Эммануил Генрихович проводил лето в соседней деревеньке, и для него выезд в Вязники был все равно что выезд заграницу. А Александр Трифонович с 1947 по 1950 год был депутатом Верховного совета СССР по Вязниковскому избирательному округу. По сей день вязниковцы считают, что им очень повезло. Например, Иван Симонов вышел в литературу благодаря «Новому миру», где были опубликованы его рассказы.
Бывали здесь поэт Виктор Боков, редакторы из Владимира Антонина Атабекова и Леонид Мацкевич, литинститутовец Иван Ганабин — вечно молодой поэт из города Южи. Южа за рекой, близенько, не заблудишься. Так что Иван Ганабин был частым гостем Вязников, он был здесь своим. Они с Фатьяновым бродили по венцу, любовались луговыми окраинами городка. Часто поэты вдвоем выступали перед вязниковцами в городском саду, театре «Авангард».
Редко мы с тобой бываем в Вязниках…
Написал как-то Алексей Иванович стихотворение, сожалея об уходящем времени. И посвятил его Ивану Ганабину.
По утрам Алексей Иванович работал в уютной своей комнатушке.
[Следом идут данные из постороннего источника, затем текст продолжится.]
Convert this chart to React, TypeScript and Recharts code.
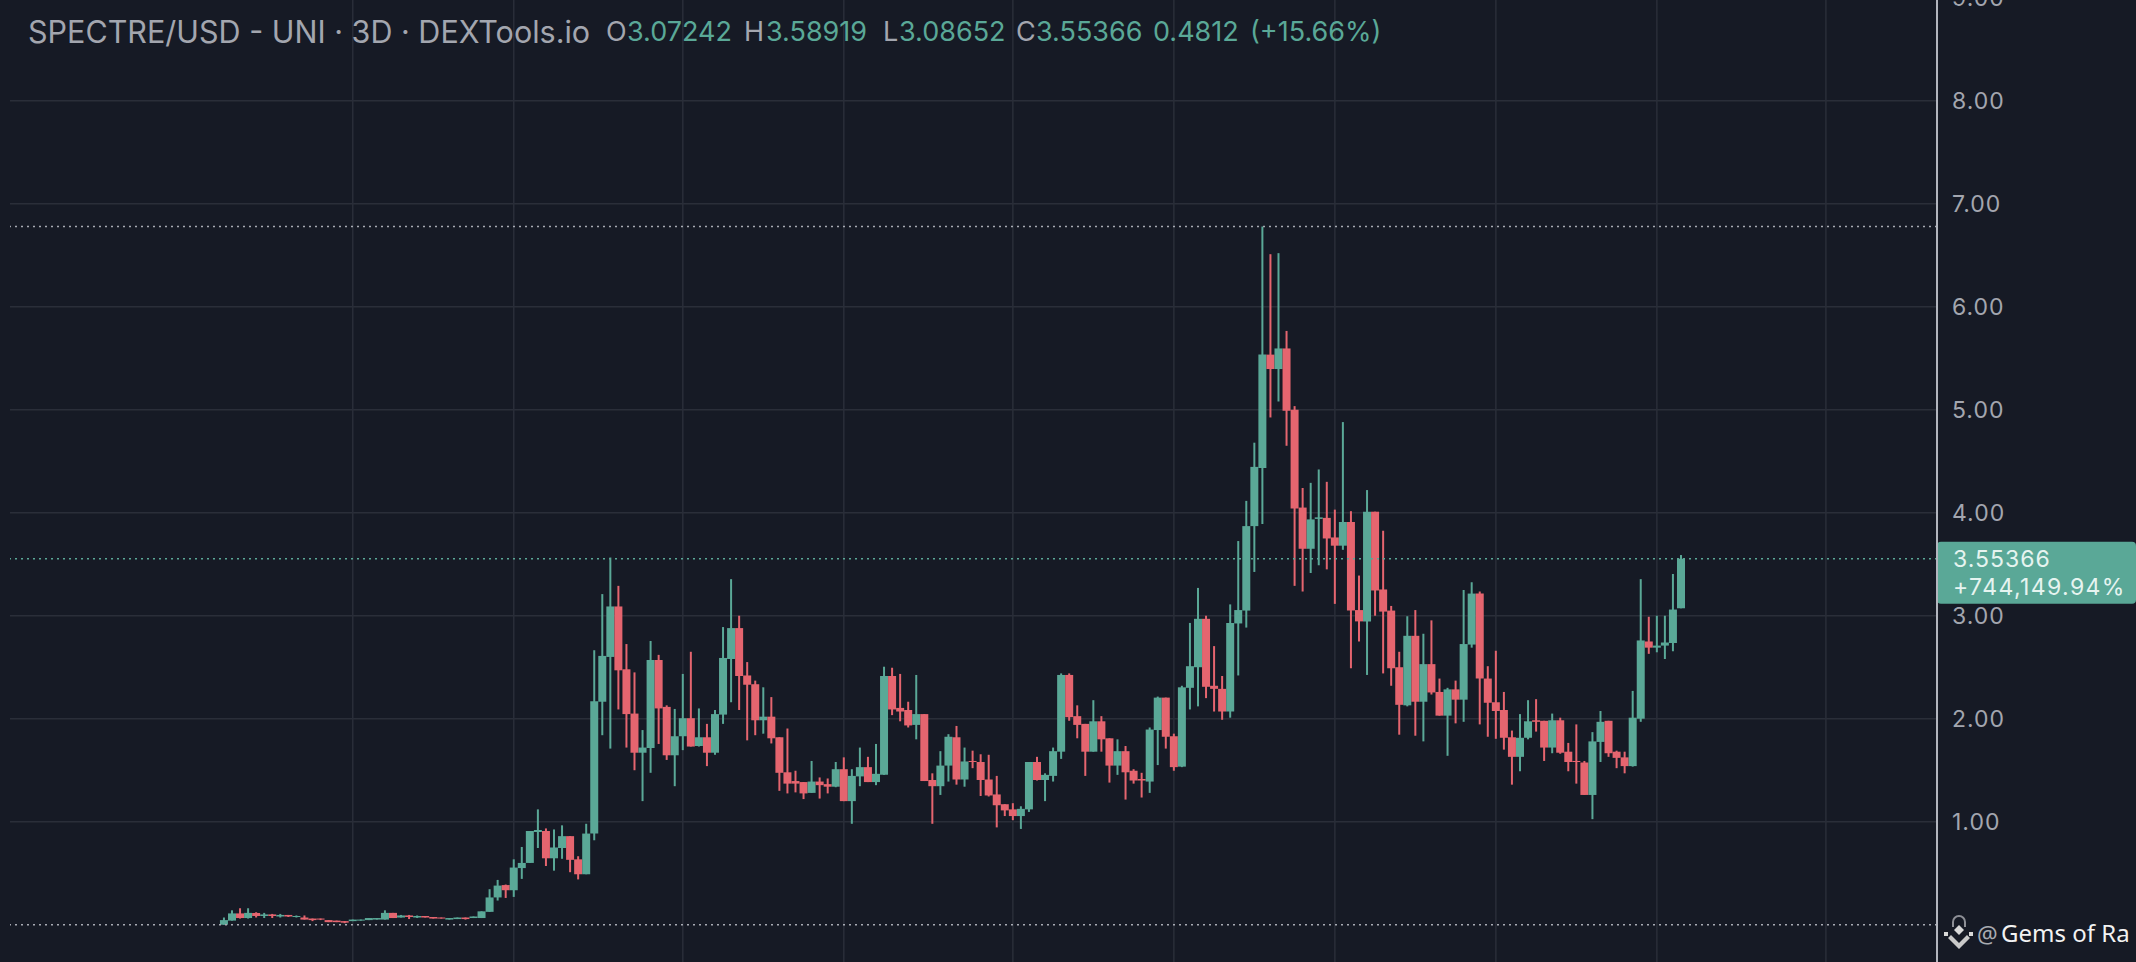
import { Bar, CartesianGrid, Cell, ComposedChart, ReferenceLine, XAxis, YAxis } from "recharts";

const opens = [
  0.0, 0.04, 0.11, 0.065, 0.115, 0.085, 0.1, 0.08, 0.095, 0.075,
  0.07, 0.06, 0.06, 0.045, 0.04, 0.035, 0.035, 0.04, 0.045, 0.05,
  0.05, 0.115, 0.07, 0.09, 0.07, 0.085, 0.075, 0.07, 0.05, 0.055,
  0.07, 0.065, 0.065, 0.125, 0.265, 0.385, 0.335, 0.55, 0.6, 0.9,
  0.91, 0.645, 0.745, 0.86, 0.635, 0.49, 0.885, 2.165, 2.6, 3.09,
  2.48, 2.05, 1.67, 1.715, 2.57, 2.115, 1.645, 1.83, 2.005, 1.735,
  1.82, 1.67, 2.04, 2.58, 2.88, 2.42, 2.335, 1.985, 2.02, 1.82,
  1.48, 1.395, 1.385, 1.28, 1.39, 1.365, 1.34, 1.51, 1.2, 1.44,
  1.53, 1.385, 1.455, 2.415, 2.105, 2.085, 1.94, 2.045, 1.405, 1.345,
  1.545, 1.82, 1.41, 1.59, 1.58, 1.41, 1.265, 1.17, 1.12, 1.055,
  1.12, 1.58, 1.405, 1.445, 1.68, 2.425, 2.025, 1.95, 1.68, 1.975,
  1.81, 1.545, 1.685, 1.495, 1.415, 1.39, 1.89, 2.205, 1.83, 1.535,
  2.3, 2.5, 2.97, 2.32, 2.29, 2.07, 2.925, 3.05, 3.87, 4.435,
  5.535, 5.395, 5.595, 5.0, 4.05, 3.65, 3.94, 3.95, 3.76, 3.68,
  3.91, 3.055, 2.945, 4.01, 3.255, 3.05, 2.5, 2.13, 2.805, 2.165,
  2.53, 2.26, 2.03, 2.285, 2.185, 2.72, 3.215, 2.39, 2.16, 2.085,
  1.82, 1.63, 1.815, 1.985, 1.98, 1.72, 1.985, 1.68, 1.59, 1.575,
  1.26, 1.775, 1.98, 1.68, 1.625, 1.54, 2.0, 2.75, 2.69, 2.71,
  2.735, 3.07242,
];

const closes = [
  0.045, 0.11, 0.065, 0.115, 0.085, 0.1, 0.085, 0.095, 0.08, 0.085,
  0.05, 0.045, 0.05, 0.025, 0.025, 0.02, 0.05, 0.05, 0.065, 0.065,
  0.115, 0.065, 0.09, 0.075, 0.085, 0.07, 0.06, 0.06, 0.065, 0.07,
  0.055, 0.08, 0.13, 0.265, 0.38, 0.335, 0.555, 0.6, 0.91, 0.92,
  0.645, 0.75, 0.86, 0.63, 0.49, 0.885, 2.17, 2.61, 3.09, 2.47,
  2.045, 1.67, 1.72, 2.57, 2.1, 1.645, 1.83, 2.005, 1.73, 1.82,
  1.67, 2.045, 2.59, 2.88, 2.415, 2.33, 1.985, 2.02, 1.81, 1.475,
  1.37, 1.37, 1.275, 1.39, 1.355, 1.34, 1.51, 1.2, 1.445, 1.53,
  1.385, 1.465, 2.415, 2.09, 2.07, 1.935, 2.045, 1.395, 1.345, 1.545,
  1.825, 1.41, 1.585, 1.58, 1.405, 1.255, 1.16, 1.11, 1.055, 1.125,
  1.58, 1.405, 1.455, 1.685, 2.425, 2.015, 1.94, 1.68, 1.975, 1.8,
  1.545, 1.685, 1.48, 1.4, 1.4, 1.895, 2.205, 1.825, 1.53, 2.305,
  2.51, 2.97, 2.31, 2.29, 2.07, 2.93, 3.055, 3.87, 4.445, 5.535,
  5.395, 5.595, 4.99, 4.04, 3.65, 3.935, 3.955, 3.75, 3.68, 3.91,
  3.05, 2.945, 4.01, 3.245, 3.04, 2.49, 2.135, 2.805, 2.165, 2.53,
  2.255, 2.03, 2.285, 2.185, 2.725, 3.215, 2.39, 2.155, 2.075, 1.815,
  1.63, 1.815, 1.975, 1.97, 1.72, 1.985, 1.67, 1.58, 1.58, 1.26,
  1.78, 1.97, 1.665, 1.62, 1.54, 2.01, 2.76, 2.69, 2.71, 2.74,
  3.06, 3.55366,
];

const highs = [
  0.07, 0.14, 0.16, 0.16, 0.12, 0.115, 0.105, 0.105, 0.095, 0.09,
  0.09, 0.06, 0.06, 0.045, 0.04, 0.035, 0.05, 0.05, 0.065, 0.065,
  0.14, 0.115, 0.095, 0.095, 0.09, 0.085, 0.075, 0.07, 0.065, 0.07,
  0.07, 0.08, 0.13, 0.345, 0.435, 0.39, 0.635, 0.755, 0.91, 1.12,
  0.935, 0.925, 0.965, 0.86, 0.665, 0.98, 2.665, 3.21, 3.565, 3.29,
  2.725, 2.45, 1.89, 2.755, 2.62, 2.13, 2.095, 2.435, 2.65, 2.1,
  1.95, 2.085, 2.89, 3.355, 3.0, 2.55, 2.37, 2.305, 2.21, 1.82,
  1.905, 1.495, 1.385, 1.59, 1.43, 1.42, 1.58, 1.625, 1.51, 1.72,
  1.63, 1.755, 2.505, 2.495, 2.435, 2.165, 2.425, 2.045, 1.47, 1.685,
  1.85, 1.93, 1.72, 1.69, 1.655, 1.65, 1.445, 1.17, 1.18, 1.15,
  1.58, 1.63, 1.47, 1.72, 2.44, 2.44, 2.13, 1.95, 2.18, 2.025,
  1.81, 1.8, 1.735, 1.51, 1.475, 1.915, 2.215, 2.205, 1.855, 2.32,
  2.93, 3.27, 3.0, 2.705, 2.415, 3.11, 3.725, 4.115, 4.68, 6.78,
  6.51, 6.52, 5.765, 5.035, 4.24, 4.29, 4.42, 4.3, 4.03, 4.88,
  4.015, 3.39, 4.22, 4.01, 3.825, 3.095, 2.65, 2.995, 3.055, 2.825,
  2.955, 2.39, 2.3, 2.37, 3.25, 3.325, 3.235, 2.51, 2.66, 2.26,
  1.885, 2.045, 2.18, 2.19, 1.98, 2.05, 2.01, 1.765, 1.945, 1.59,
  1.87, 2.075, 1.98, 1.69, 1.68, 2.27, 3.355, 2.99, 3.0, 3.0,
  3.405, 3.58919,
];

const lows = [
  0.0, 0.04, 0.06, 0.06, 0.07, 0.065, 0.065, 0.07, 0.075, 0.07,
  0.05, 0.035, 0.045, 0.025, 0.025, 0.015, 0.035, 0.04, 0.045, 0.05,
  0.05, 0.065, 0.07, 0.055, 0.065, 0.07, 0.06, 0.06, 0.05, 0.055,
  0.05, 0.065, 0.065, 0.125, 0.235, 0.26, 0.27, 0.445, 0.6, 0.745,
  0.57, 0.525, 0.64, 0.51, 0.44, 0.49, 0.82, 1.84, 1.71, 2.09,
  1.72, 1.5, 1.2, 1.475, 1.755, 1.6, 1.345, 1.695, 1.73, 1.73,
  1.54, 1.65, 1.95, 2.16, 2.085, 1.79, 1.84, 1.855, 1.76, 1.3,
  1.275, 1.285, 1.22, 1.28, 1.225, 1.275, 1.335, 1.2, 0.98, 1.345,
  1.385, 1.355, 1.455, 2.035, 1.975, 1.915, 1.8, 1.395, 0.98, 1.26,
  1.39, 1.36, 1.34, 1.52, 1.25, 1.245, 0.945, 1.055, 1.015, 0.93,
  1.095, 1.4, 1.2, 1.39, 1.61, 1.98, 1.81, 1.445, 1.68, 1.68,
  1.38, 1.455, 1.215, 1.37, 1.235, 1.28, 1.55, 1.71, 1.495, 1.53,
  2.09, 2.12, 2.2, 2.07, 1.99, 2.01, 2.42, 2.885, 3.425, 3.89,
  4.925, 5.08, 4.65, 3.29, 3.235, 3.415, 3.49, 3.45, 3.115, 3.64,
  2.49, 2.75, 2.425, 3.0, 2.44, 2.32, 1.845, 2.12, 1.835, 1.78,
  2.235, 2.03, 1.64, 1.955, 1.97, 2.69, 1.945, 1.825, 1.805, 1.7,
  1.36, 1.49, 1.8, 1.875, 1.59, 1.665, 1.66, 1.49, 1.37, 1.26,
  1.025, 1.58, 1.63, 1.52, 1.47, 1.535, 1.97, 2.63, 2.645, 2.58,
  2.655, 3.07242,
];

const priceTicks = [1, 2, 3, 4, 5, 6, 7, 8, 9];
const timeTicks = [16, 36, 57, 77, 98, 118, 138, 158, 178, 199];

const seriesHigh = 6.78;
const seriesLow = 0;
const lastPrice = 3.55366;
const lastPriceLabel = "3.55366";
const lastChangeLabel = "+744,149.94%";

const legendTitle = "SPECTRE/USD - UNI · 3D · DEXTools.io";
const legendValues = [
  { label: "O", value: "3.07242", labelLeft: 606, valueLeft: 627 },
  { label: "H", value: "3.58919", labelLeft: 744, valueLeft: 766 },
  { label: "L", value: "3.08652", labelLeft: 883, valueLeft: 899 },
  { label: "C", value: "3.55366", labelLeft: 1016, valueLeft: 1036 },
  { label: "", value: "0.4812", labelLeft: 0, valueLeft: 1153 },
  { label: "", value: "(+15.66%)", labelLeft: 0, valueLeft: 1250 },
];

const data = opens.map((open, i) => ({
  index: i,
  wick: [lows[i], highs[i]],
  body: [Math.min(open, closes[i]), Math.max(open, closes[i])],
  up: closes[i] >= open,
}));

const bg = "#161a25";
const green = "#5aa897";
const red = "#e5656f";
const grid = "#2a2e39";
const muted = "#a3a6af";
const xDomain = [-26.58, 212.8];
const yDomain = [-0.556, 9.172];

function PriceTag({ viewBox }: any) {
  const left = viewBox.x + viewBox.width;
  const y = viewBox.y;
  return (
    <g>
      <rect x={left} y={y - 17} width={199} height={62} rx={4} fill={green} />
      <text x={left + 16} y={y + 8} fontSize={23} fill="#e6f4f0" letterSpacing={1} fontFamily="Inter">
        {lastPriceLabel}
      </text>
      <text x={left + 16} y={y + 36} fontSize={23} fill="#e6f4f0" letterSpacing={1.4} fontFamily="Inter">
        {lastChangeLabel}
      </text>
    </g>
  );
}

function Watermark() {
  return (
    <div style={{ position: "absolute", left: 1944, top: 913, width: 192, height: 44, color: "#f2f2f2" }}>
      <svg width={30} height={40} style={{ position: "absolute", left: 0, top: 0 }}>
        <path d="M9 14 V9 a6 6 0 0 1 12 0 V14" fill="none" stroke="#8d8f96" strokeWidth={2} />
        <path d="M15 12 L20 17 L15 22 L10 17 Z" fill="#d8d8d8" />
        <path d="M7 19 L15 27 L23 19 L26 22 L15 33 L4 22 Z" fill="#c9c9c9" transform="translate(0 3)" />
        <rect x={0} y={19} width={4} height={4} fill="#d8d8d8" />
        <rect x={25} y={19} width={4} height={4} fill="#d8d8d8" />
      </svg>
      <span style={{ position: "absolute", left: 33, top: 5, fontFamily: "'Noto Sans'", fontSize: 23, color: "#a9abb1" }}>@</span>
      <span style={{ position: "absolute", left: 57, top: 3, fontFamily: "'Noto Sans'", fontSize: 24, whiteSpace: "nowrap" }}>
        Gems of Ra
      </span>
    </div>
  );
}

// the date labels are outside the crop, but the grid still needs the axis ticks
const NoTick = () => <g />;

export default function App() {
  return (
    <div style={{ position: "fixed", left: 0, top: 0, width: 2136, height: 962, overflow: "hidden", background: bg }}>
      <div style={{ position: "absolute", left: 0, top: -20 }}>
        <ComposedChart
          width={2136}
          height={1002}
          data={data}
          margin={{ top: 0, right: 0, bottom: 0, left: 10 }}
        >
          <CartesianGrid stroke={grid} strokeWidth={1.5} xAxisId="body" yAxisId="price" syncWithTicks />
          <XAxis
            xAxisId="body"
            dataKey="index"
            type="number"
            domain={xDomain}
            ticks={timeTicks}
            interval={0}
            allowDataOverflow
            tick={NoTick}
            tickLine={false}
            axisLine={false}
            height={0}
          />
          <XAxis xAxisId="wick" dataKey="index" type="number" domain={xDomain} allowDataOverflow hide />
          <YAxis
            yAxisId="price"
            orientation="right"
            domain={yDomain}
            allowDataOverflow
            ticks={priceTicks}
            interval={0}
            width={199}
            tickFormatter={(v: number) => v.toFixed(2)}
            tick={{ fill: muted, fontSize: 23, fontFamily: "Inter", textAnchor: "start", letterSpacing: 1 }}
            tickLine={false}
            tickSize={0}
            tickMargin={15}
            axisLine={{ stroke: "#b2b5be", strokeWidth: 2 }}
          />
          <Bar xAxisId="wick" yAxisId="price" dataKey="wick" barSize={2} isAnimationActive={false}>
            {data.map((d) => (
              <Cell key={d.index} fill={d.up ? green : red} />
            ))}
          </Bar>
          <Bar xAxisId="body" yAxisId="price" dataKey="body" barSize={8} isAnimationActive={false}>
            {data.map((d) => (
              <Cell key={d.index} fill={d.up ? green : red} />
            ))}
          </Bar>
          <ReferenceLine xAxisId="body" yAxisId="price" y={seriesHigh} stroke="#a7aab3" strokeWidth={1.5} strokeDasharray="2 4" />
          <ReferenceLine xAxisId="body" yAxisId="price" y={seriesLow} stroke="#a7aab3" strokeWidth={1.5} strokeDasharray="2 4" />
          <ReferenceLine
            xAxisId="body"
            yAxisId="price"
            y={lastPrice}
            stroke={green}
            strokeWidth={1.5}
            strokeDasharray="2 4"
            label={<PriceTag />}
          />
        </ComposedChart>
      </div>

      <div style={{ position: "absolute", left: 28, top: 13, fontFamily: "Inter", fontSize: 30.5, color: muted, whiteSpace: "nowrap" }}>
        {legendTitle}
      </div>
      {legendValues.map((item) => (
        <div key={item.value} style={{ fontFamily: "Inter", fontSize: 27 }}>
          {item.label && (
            <span style={{ position: "absolute", left: item.labelLeft, top: 15, color: muted }}>{item.label}</span>
          )}
          <span style={{ position: "absolute", left: item.valueLeft, top: 15, color: green, whiteSpace: "nowrap" }}>
            {item.value}
          </span>
        </div>
      ))}
      <Watermark />
    </div>
  );
}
Как Пушкин, он улавливал первые рассветные озарения. Но, бывало, тянуло не к писчему перу, а к рыбьему — охоте на красноперых окуней и подъязков, к серебряному блеску грациозных плотвичек, к ликованию востекающего над речными песками солнца.
Он вставал рано, как всякий прирожденный рыбак.
Вязниковская родня спала за могучими стенами перегородок. Спали младенцы и старики, его Галочка и его дети. На своем месте неприкосновенно лежали его еще детские спиннинги, очень легкие, с ручками из пробкового дерева. Мальчиком он вставлял в алюминиевую трубочку ветку лозы, до зеленоватого сока очищенную перочинным ножом. А нынче Никита с бамбуковыми удилищами нередко сопровождал его на заре. Полусонный, зябнущий, но готовый на любые лишения ради рыбалки.
Отец и сын спускались по тропинке к берегу, добывали там дождевых червей-салазанов. После шли вдоль речки по Петринским ярам до водокачки… А там зеленели молодые дубы, ракиты в воде мыли свои позеленевшие корни, а между ними — стада мальков и невидимые огненные подъязки. Это места молниеносного рыбьего жора, клева тяжелых жерехов и плотоядных щурят. Грузило, брошенное с этого берега, падало на самую стремнину. И в плакучем ивняке не так пекло солнце. Изредка проедет невдалеке перевозчик, но клева не нарушает.
Однажды мужчины рискнули взять с собой и Алену. Девочка, извещенная об этом их решении накануне, засыпала с грезами о завтрашнем утре.
Ее подняли в пять часов. Надо было встать, умыться холодной водой, тихим шагом выйти из дома, взять удочки и узкой тропинкой идти гуськом по высокому берегу Клязьмы до тех пор, пока отец не скажет «стоп». Шли детской командой — Алексей Иванович, племянники Саша, Алексей и Андрюша, Никита и Алена. После Алене рассказывали, что клев был особенный. Пока все сидели с удочками, девочка мирно спала на скамейке. На обратном пути ей доверили нести ведерко с плотвой. А дома охотников встретили, как всегда, с пещерным восторгом.